De Mille and I exchanged a haggard glance. Many, many times had we shuddered together over the thought, “What if she doesn’t like him?” Our previous experience with stars had taught us not to minimise that possible calamity.
“Tell me,” repeated our great planet. “Not another minute will I wait!”
I was just about to reply when I looked up. A tall young man had entered the door and was now walking toward us. He was only twenty-three. His evening clothes were by no means faultless, but the face above them was flushed with excitement. The blue eyes shone.
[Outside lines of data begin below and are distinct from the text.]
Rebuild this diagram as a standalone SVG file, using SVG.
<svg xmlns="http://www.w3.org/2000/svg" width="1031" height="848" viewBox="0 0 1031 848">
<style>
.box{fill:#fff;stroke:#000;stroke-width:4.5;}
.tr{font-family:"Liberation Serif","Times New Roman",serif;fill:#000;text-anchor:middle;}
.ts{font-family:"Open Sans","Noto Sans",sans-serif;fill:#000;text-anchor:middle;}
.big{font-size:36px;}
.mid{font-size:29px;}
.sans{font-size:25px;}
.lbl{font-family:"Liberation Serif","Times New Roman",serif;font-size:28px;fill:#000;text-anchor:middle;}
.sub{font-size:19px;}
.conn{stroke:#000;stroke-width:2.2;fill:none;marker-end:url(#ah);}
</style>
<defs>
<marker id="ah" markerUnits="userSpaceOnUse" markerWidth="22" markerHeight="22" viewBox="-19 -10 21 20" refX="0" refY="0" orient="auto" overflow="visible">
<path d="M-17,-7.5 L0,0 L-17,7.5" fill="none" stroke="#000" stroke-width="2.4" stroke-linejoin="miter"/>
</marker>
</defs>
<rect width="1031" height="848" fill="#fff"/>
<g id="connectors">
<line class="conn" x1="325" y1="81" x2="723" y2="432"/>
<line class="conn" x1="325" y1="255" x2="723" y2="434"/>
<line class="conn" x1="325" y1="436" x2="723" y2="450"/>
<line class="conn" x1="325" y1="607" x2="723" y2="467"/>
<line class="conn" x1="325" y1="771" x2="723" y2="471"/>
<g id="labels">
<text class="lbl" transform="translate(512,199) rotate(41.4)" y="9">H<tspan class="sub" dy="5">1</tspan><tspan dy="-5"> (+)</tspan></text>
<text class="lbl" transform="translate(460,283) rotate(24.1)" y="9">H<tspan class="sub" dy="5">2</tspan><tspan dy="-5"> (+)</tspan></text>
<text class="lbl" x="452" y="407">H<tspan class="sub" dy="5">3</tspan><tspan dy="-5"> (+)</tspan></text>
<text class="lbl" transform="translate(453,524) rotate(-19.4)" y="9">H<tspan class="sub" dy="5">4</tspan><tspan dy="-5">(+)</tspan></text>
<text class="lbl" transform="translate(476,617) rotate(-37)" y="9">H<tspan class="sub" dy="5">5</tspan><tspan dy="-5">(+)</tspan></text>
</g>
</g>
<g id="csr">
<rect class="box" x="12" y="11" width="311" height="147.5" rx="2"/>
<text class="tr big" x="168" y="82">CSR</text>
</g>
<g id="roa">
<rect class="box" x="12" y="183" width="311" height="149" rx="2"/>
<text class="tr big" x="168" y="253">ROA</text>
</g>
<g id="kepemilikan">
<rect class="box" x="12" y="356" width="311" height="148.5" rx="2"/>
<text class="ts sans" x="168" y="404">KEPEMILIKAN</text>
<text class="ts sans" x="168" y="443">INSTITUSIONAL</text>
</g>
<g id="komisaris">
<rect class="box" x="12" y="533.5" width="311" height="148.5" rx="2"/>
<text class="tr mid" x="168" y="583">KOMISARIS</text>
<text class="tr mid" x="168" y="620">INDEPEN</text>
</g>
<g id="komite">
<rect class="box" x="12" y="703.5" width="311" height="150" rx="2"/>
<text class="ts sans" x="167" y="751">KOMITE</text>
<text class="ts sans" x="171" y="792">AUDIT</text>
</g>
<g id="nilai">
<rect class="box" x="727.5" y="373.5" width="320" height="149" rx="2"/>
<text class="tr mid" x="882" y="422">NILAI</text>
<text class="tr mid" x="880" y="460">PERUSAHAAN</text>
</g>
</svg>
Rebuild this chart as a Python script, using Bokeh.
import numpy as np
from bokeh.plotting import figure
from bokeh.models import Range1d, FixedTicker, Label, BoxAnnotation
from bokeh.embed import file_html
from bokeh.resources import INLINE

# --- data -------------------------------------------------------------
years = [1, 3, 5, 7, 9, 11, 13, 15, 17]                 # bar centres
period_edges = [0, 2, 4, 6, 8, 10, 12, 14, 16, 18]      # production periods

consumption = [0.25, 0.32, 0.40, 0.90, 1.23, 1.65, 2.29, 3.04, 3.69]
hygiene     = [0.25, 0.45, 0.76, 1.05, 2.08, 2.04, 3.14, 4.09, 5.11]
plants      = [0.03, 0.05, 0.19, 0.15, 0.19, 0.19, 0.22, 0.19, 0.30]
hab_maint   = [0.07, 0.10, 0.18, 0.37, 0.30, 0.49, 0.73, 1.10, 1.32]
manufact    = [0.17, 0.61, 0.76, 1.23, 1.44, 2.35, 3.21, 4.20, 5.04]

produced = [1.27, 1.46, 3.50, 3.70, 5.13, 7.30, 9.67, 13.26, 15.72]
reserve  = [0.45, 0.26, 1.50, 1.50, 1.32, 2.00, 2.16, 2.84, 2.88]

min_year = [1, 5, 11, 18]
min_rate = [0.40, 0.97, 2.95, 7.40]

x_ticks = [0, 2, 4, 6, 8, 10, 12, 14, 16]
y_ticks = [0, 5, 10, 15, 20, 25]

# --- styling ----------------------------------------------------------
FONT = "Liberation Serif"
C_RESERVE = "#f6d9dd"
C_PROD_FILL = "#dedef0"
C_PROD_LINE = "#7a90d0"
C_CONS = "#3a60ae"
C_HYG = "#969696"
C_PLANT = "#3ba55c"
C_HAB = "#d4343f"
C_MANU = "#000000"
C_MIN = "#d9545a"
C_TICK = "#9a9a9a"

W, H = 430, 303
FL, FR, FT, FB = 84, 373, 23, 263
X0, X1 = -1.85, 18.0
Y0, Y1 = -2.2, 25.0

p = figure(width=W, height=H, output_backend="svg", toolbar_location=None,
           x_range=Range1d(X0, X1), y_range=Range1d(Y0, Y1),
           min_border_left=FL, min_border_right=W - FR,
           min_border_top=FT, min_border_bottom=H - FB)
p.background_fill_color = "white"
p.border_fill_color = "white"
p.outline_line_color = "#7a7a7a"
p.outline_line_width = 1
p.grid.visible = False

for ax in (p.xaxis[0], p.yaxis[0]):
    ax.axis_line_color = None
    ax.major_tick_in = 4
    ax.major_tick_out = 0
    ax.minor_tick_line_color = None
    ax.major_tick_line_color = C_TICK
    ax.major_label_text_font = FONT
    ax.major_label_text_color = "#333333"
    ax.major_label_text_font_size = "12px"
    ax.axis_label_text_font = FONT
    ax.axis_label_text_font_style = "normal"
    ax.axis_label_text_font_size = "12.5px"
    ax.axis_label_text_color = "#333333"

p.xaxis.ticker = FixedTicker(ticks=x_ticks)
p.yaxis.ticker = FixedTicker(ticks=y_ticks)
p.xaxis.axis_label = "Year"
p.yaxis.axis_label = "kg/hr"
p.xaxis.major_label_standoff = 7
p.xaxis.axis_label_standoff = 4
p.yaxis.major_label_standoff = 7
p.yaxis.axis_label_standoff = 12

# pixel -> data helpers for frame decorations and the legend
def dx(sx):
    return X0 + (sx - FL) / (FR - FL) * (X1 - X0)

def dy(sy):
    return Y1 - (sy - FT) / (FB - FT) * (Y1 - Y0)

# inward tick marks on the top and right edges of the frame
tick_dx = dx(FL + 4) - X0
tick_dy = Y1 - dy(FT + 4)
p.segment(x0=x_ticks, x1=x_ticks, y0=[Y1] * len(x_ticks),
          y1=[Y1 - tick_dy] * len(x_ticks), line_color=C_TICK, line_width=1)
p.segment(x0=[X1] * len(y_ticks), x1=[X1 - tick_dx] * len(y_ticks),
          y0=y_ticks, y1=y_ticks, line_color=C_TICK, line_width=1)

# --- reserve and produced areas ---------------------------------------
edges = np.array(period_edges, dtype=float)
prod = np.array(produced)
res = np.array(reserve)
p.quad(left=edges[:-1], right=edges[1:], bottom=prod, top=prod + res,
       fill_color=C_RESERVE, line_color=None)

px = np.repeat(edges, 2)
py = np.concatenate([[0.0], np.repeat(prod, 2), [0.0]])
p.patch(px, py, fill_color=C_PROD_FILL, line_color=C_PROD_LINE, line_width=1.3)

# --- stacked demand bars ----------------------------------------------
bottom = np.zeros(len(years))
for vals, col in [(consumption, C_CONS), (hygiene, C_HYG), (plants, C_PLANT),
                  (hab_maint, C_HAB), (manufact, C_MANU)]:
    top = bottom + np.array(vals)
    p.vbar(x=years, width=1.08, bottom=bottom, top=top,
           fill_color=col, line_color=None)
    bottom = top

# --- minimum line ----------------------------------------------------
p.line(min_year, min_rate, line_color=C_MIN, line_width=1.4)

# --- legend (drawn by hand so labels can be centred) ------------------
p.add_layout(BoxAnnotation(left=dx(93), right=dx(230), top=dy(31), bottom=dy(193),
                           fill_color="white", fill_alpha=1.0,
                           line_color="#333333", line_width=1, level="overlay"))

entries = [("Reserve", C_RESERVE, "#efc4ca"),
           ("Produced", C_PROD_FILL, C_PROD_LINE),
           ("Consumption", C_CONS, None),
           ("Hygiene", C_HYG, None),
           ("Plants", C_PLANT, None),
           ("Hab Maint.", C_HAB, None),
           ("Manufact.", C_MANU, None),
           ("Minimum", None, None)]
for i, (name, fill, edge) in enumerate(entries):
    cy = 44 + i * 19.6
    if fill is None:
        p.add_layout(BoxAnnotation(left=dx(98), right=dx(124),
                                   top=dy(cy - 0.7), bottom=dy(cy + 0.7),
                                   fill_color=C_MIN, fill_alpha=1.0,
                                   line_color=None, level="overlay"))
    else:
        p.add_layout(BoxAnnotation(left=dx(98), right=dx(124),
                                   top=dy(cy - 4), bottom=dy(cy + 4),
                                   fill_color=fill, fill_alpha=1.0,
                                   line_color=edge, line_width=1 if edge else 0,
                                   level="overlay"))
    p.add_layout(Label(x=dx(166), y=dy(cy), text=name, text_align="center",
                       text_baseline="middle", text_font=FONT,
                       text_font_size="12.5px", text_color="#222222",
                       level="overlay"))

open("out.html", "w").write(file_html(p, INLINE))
I had never seen Wallace Reid look more like the beautiful and romantic young man of the daguerreotype collection.
“There,” I whispered, watching her tensely, “there is your leading man.”
She had already noticed him and as he moved slowly toward us she never took her eyes from his face. At last, just before he reached us, she began slowly nodding her head. “Very good,” she whispered, and the smile with which she said it lingered as she repeated the encomium. “Very, very good.”
I do not need to dwell upon the relief afforded to us by that smile. I venture to suggest, however, that it may have brought corresponding heart’s ease to Wallace himself. For he was then young and inexperienced and I have no doubt that for many days previous he, too, had been quailing before that grim possibility, “What if she doesn’t like me!”
A number of the screen people were inspired with awe of Miss Farrar’s reputation. “I bet anything she’s up-stage,” several of them predicted before meeting her. That evening disarmed all such fears. So simple and friendly, so gay and unaffected, was the Metropolitan star that everybody went away singing her praises. I soon found, indeed, that the ancestry of the Irish seas had dowered her with more than that flowering vigour of look and manner. She has the warmth of personal approach, the ability to get along with folks of all descriptions, that characterise the Irish race.
This element in her character was brought out particularly in the studio. It was not long before everybody there, including “Grips” and “Props”—the local terms by which are designated respectively the electricians and the property men—were calling her “Jerry.” This intimacy of reference was a token of real affection and it was deserved, for she seldom passed the most humble worker in the studio without a smile or a friendly word.